● TASK OBJECTIVE: Write the data below out exactly as it stands. Do not include the pictures.

● RECORDED DATA:
+ + + + + + +

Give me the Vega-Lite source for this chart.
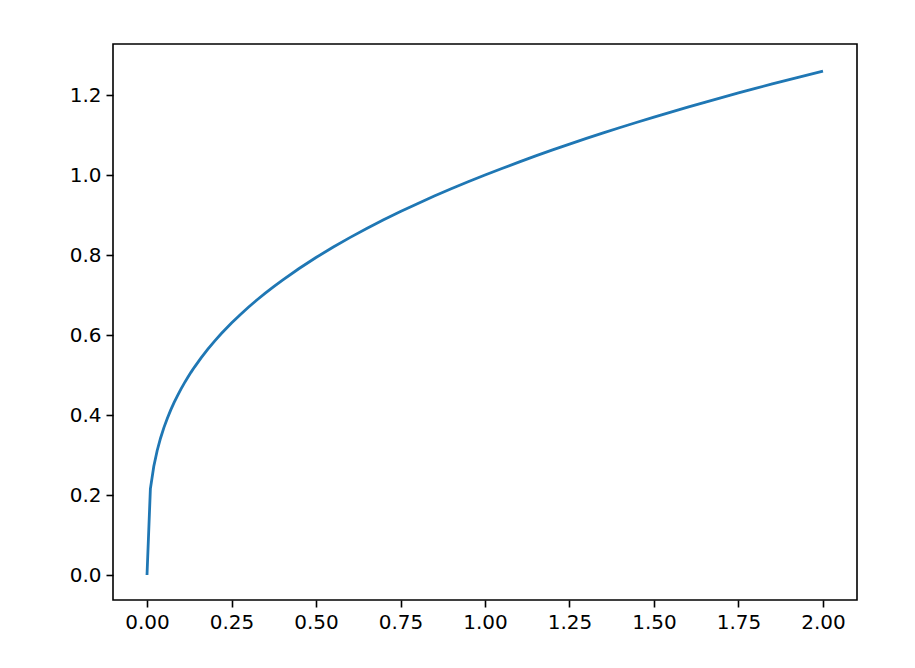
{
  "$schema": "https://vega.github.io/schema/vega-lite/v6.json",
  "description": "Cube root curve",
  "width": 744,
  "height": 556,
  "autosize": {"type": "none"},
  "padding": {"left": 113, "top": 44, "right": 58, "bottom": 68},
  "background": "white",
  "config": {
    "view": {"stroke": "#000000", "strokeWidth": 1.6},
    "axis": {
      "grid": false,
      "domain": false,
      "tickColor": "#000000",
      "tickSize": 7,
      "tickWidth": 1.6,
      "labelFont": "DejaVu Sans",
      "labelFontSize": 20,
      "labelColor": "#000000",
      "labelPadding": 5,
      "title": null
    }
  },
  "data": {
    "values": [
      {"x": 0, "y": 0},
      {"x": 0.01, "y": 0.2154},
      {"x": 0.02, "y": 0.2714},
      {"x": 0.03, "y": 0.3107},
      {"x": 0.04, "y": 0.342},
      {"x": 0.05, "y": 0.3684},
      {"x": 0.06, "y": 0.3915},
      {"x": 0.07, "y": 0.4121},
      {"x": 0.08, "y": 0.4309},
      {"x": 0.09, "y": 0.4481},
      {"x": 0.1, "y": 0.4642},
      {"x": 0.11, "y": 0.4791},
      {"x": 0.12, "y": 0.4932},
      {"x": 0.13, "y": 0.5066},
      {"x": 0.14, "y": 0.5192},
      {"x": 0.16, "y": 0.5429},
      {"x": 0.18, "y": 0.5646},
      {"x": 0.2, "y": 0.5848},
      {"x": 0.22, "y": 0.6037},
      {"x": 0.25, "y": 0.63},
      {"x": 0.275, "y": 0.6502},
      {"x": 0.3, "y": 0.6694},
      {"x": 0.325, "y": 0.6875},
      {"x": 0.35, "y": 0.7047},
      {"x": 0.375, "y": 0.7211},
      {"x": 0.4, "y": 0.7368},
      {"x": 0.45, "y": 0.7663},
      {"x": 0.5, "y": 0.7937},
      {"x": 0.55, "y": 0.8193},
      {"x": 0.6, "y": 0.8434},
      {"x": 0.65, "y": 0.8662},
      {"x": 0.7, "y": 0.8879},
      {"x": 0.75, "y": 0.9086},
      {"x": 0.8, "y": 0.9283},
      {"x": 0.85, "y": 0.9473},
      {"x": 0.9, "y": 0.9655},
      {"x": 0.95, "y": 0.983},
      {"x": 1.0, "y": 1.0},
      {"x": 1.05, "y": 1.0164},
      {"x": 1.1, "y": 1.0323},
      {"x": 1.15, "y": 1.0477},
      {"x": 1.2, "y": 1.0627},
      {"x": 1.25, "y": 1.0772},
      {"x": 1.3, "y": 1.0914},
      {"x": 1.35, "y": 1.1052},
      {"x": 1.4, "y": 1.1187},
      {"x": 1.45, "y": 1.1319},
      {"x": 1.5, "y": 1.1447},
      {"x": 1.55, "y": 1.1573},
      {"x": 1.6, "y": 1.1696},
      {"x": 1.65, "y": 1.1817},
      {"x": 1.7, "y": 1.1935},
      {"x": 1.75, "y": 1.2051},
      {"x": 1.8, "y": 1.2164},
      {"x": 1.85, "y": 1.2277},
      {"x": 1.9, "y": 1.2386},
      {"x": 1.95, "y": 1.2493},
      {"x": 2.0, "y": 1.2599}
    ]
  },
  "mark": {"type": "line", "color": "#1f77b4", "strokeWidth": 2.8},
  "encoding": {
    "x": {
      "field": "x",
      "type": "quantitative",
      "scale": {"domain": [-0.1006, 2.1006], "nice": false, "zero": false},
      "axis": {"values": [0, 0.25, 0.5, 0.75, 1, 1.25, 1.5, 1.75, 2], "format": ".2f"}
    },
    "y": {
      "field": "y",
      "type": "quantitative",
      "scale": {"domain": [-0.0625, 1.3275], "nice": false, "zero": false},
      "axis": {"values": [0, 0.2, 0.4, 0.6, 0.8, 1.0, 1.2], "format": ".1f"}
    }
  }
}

+ + + + + + +

● REPLY:
Give me the Vega-Lite source for this chart.
{
  "$schema": "https://vega.github.io/schema/vega-lite/v6.json",
  "description": "Cube root curve",
  "width": 744,
  "height": 556,
  "autosize": {"type": "none"},
  "padding": {"left": 113, "top": 44, "right": 58, "bottom": 68},
  "background": "white",
  "config": {
    "view": {"stroke": "#000000", "strokeWidth": 1.6},
    "axis": {
      "grid": false,
      "domain": false,
      "tickColor": "#000000",
      "tickSize": 7,
      "tickWidth": 1.6,
      "labelFont": "DejaVu Sans",
      "labelFontSize": 20,
      "labelColor": "#000000",
      "labelPadding": 5,
      "title": null
    }
  },
  "data": {
    "values": [
      {"x": 0, "y": 0},
      {"x": 0.01, "y": 0.2154},
      {"x": 0.02, "y": 0.2714},
      {"x": 0.03, "y": 0.3107},
      {"x": 0.04, "y": 0.342},
      {"x": 0.05, "y": 0.3684},
      {"x": 0.06, "y": 0.3915},
      {"x": 0.07, "y": 0.4121},
      {"x": 0.08, "y": 0.4309},
      {"x": 0.09, "y": 0.4481},
      {"x": 0.1, "y": 0.4642},
      {"x": 0.11, "y": 0.4791},
      {"x": 0.12, "y": 0.4932},
      {"x": 0.13, "y": 0.5066},
      {"x": 0.14, "y": 0.5192},
      {"x": 0.16, "y": 0.5429},
      {"x": 0.18, "y": 0.5646},
      {"x": 0.2, "y": 0.5848},
      {"x": 0.22, "y": 0.6037},
      {"x": 0.25, "y": 0.63},
      {"x": 0.275, "y": 0.6502},
      {"x": 0.3, "y": 0.6694},
      {"x": 0.325, "y": 0.6875},
      {"x": 0.35, "y": 0.7047},
      {"x": 0.375, "y": 0.7211},
      {"x": 0.4, "y": 0.7368},
      {"x": 0.45, "y": 0.7663},
      {"x": 0.5, "y": 0.7937},
      {"x": 0.55, "y": 0.8193},
      {"x": 0.6, "y": 0.8434},
      {"x": 0.65, "y": 0.8662},
      {"x": 0.7, "y": 0.8879},
      {"x": 0.75, "y": 0.9086},
      {"x": 0.8, "y": 0.9283},
      {"x": 0.85, "y": 0.9473},
      {"x": 0.9, "y": 0.9655},
      {"x": 0.95, "y": 0.983},
      {"x": 1.0, "y": 1.0},
      {"x": 1.05, "y": 1.0164},
      {"x": 1.1, "y": 1.0323},
      {"x": 1.15, "y": 1.0477},
      {"x": 1.2, "y": 1.0627},
      {"x": 1.25, "y": 1.0772},
      {"x": 1.3, "y": 1.0914},
      {"x": 1.35, "y": 1.1052},
      {"x": 1.4, "y": 1.1187},
      {"x": 1.45, "y": 1.1319},
      {"x": 1.5, "y": 1.1447},
      {"x": 1.55, "y": 1.1573},
      {"x": 1.6, "y": 1.1696},
      {"x": 1.65, "y": 1.1817},
      {"x": 1.7, "y": 1.1935},
      {"x": 1.75, "y": 1.2051},
      {"x": 1.8, "y": 1.2164},
      {"x": 1.85, "y": 1.2277},
      {"x": 1.9, "y": 1.2386},
      {"x": 1.95, "y": 1.2493},
      {"x": 2.0, "y": 1.2599}
    ]
  },
  "mark": {"type": "line", "color": "#1f77b4", "strokeWidth": 2.8},
  "encoding": {
    "x": {
      "field": "x",
      "type": "quantitative",
      "scale": {"domain": [-0.1006, 2.1006], "nice": false, "zero": false},
      "axis": {"values": [0, 0.25, 0.5, 0.75, 1, 1.25, 1.5, 1.75, 2], "format": ".2f"}
    },
    "y": {
      "field": "y",
      "type": "quantitative",
      "scale": {"domain": [-0.0625, 1.3275], "nice": false, "zero": false},
      "axis": {"values": [0, 0.2, 0.4, 0.6, 0.8, 1.0, 1.2], "format": ".1f"}
    }
  }
}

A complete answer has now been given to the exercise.